Friday, April 15, 2011

Fair Shares Pick Up: Week 1

As some of you know, we have been on the waiting list to join a CSA for a while called "Fair Shares" in St. Louis.  For the record, there are not many CSAs in the St. Louis area (especially not compared to the population) and the ones that exist have waiting lists a year long.  Anyway, we received the e-mail that we were in for a full share for the 2011-12 season, starting at the beginning of April and ending in March.

So the idea behind Community Supported Agriculture (CSA) is that small, local farmers, organic or not, need capital when they need to buys seeds, plant, and get things going... but don't get paid until they have a harvest.  Solution?  Community members commit to pay up-front with the understanding that they will get a weekly share of what the farm produces.  Fair Shares is a combined CSA, so some nice people organize a bunch of local farmers and producers.  The result is that we get a wider variety than just the traditional bunch of seasonal fruits and veggies.  And we possibly pay a little more for it.  We pay monthly, and it averages out to about $50 per week.

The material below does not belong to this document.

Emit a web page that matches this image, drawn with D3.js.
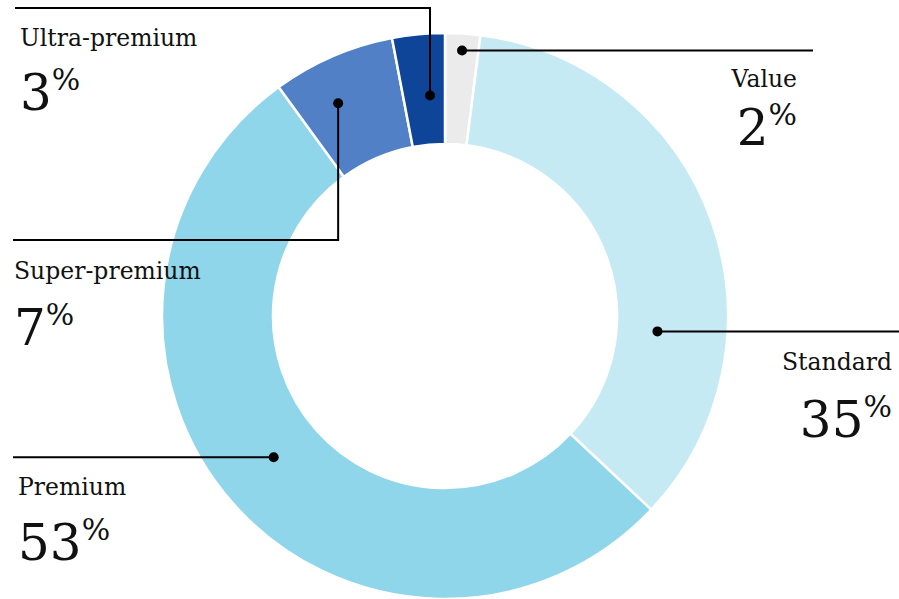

The process is fairly simple.  Every week at the same time we go to a pick-up site and get what they have for us.  The list changes every week and rotates for each pick-up site.  Okay, that's a bit complicated.  I'll keep it simple and stick to what we get each week.  

Week 1: 

Yellow Wood Farms Eggs (went to my mother-in-law since she watches the baby so much... and we have eggs already)

Hinkebein Hills Beef Bratwurst
If they look funny, it's because I didn't know that I wasn't suppose to remove the casing, and to my defense the casing looked different than I had ever seen before and didn't really cover the whole brat.  They still tasted great.  

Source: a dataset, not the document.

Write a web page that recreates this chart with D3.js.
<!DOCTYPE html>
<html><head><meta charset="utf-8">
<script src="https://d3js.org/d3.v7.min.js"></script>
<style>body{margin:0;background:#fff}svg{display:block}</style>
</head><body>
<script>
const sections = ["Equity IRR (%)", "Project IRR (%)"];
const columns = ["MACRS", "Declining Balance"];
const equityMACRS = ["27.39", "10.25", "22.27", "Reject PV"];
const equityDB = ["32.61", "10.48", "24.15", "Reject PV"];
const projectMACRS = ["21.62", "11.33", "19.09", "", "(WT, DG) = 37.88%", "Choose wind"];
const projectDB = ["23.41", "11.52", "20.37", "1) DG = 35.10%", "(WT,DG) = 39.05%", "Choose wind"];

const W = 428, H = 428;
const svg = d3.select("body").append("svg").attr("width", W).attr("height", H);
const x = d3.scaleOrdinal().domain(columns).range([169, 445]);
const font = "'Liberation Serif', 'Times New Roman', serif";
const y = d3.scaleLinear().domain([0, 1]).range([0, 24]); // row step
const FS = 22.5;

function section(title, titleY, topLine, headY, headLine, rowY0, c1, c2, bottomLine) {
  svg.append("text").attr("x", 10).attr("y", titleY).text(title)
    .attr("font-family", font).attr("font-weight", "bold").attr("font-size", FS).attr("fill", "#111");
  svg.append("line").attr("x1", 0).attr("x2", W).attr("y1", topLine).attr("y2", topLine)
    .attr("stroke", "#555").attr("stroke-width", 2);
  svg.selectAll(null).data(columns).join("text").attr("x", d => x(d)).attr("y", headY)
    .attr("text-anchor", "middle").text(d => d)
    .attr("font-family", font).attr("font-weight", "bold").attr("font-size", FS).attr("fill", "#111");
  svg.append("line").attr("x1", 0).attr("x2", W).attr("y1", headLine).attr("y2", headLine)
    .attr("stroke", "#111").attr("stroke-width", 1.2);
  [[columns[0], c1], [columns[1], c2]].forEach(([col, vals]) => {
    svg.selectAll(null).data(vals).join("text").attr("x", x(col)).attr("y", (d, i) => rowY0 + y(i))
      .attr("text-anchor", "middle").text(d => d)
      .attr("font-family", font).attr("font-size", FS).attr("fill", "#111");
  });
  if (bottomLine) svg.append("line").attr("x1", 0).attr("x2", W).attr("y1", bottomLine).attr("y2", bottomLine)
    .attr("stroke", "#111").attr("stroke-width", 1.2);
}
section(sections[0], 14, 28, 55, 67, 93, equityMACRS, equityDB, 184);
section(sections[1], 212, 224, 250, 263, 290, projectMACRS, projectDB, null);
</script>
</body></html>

Ozark Forest Fresh Mushrooms

It looks as if these are some of the seasonal selection, so we will be getting mushrooms for the next 7 weeks.  They are shitake and oyster mushrooms. This week it will probably be mushroom and spinach pasta for dinner.

Schroetter Farms Spinach
This got a very good soaking... several times.  The spinach was very crisp and good. It is also seasonal, so spinach for another seven weeks.

After a few rinses...

Final stage in the spinner...

Show Me Produce Mizuna
We had the choice of arugula or this delightful young mustard green. Next week (and for the next 7 weeks) we will probably choose other green selections. 

Marcoot Farms Cheese
It looks like we will get cheese or eggs every week.  We haven't tried this yet, but it might go well in our pasta sauce with the mushrooms and spinach.  We had a choice, and this one was supposed to be a bit sharp.  $5-6 for 8 oz.


  Hilty Pickles or Beets

(We chose pickles, but also bought the beets.  My husband was in heaven.  I liked them, too, and the baby enjoyed the beets. 16 oz. jars for $6)

Jailhouse Jalapeño Brew (spicy mustard)
Companion Pretzels
The big, fat, soft, delicious kind.  So guess what we had for dinner.

And for dessert... 

Frozen peaches that we bought for $6.50 thawing in the fridge.  With whole-milk yogurt.  Yum.

I had a few "moments" (i.e. uncomfortable moments) while cooking and eating tonight.  The first one was when I looked at the brats and realized I had never seen brats that weren't shiny from casing... which my husband informed me, when he came home, is usually animal intestines.  When I researched it, I found out that only the very best and most expensive brats are actually cased in real animal intestines.  In other words, the brats that I have eaten all of my life had man-made casings.  

I'm sorry.  Hold the phone.  

Man-made from what?  I don't actually know.  Anyway, tonight I thought that the brats were wrapped in paper, but what I didn't know I was looking at was real, dead animal intestine...  which would have made them a little more shiny that what we ended up with.  However, like I said, they were delicious. 

The other moment was when, as we enjoyed our very local dinner, I realized that although I said I was not the kind of person who would intentionally spend more money on food because of  X, Y, or Z... I did.  I spent more on food because it was local.  And really... natural.

I do have my limits.  For instance, although I have been looking into switching to raw milk for health reasons, raw milk is $10.50 per gallon.  I feel like that is going too far.  And yet, I just brought home 8 oz. of cheese for $6.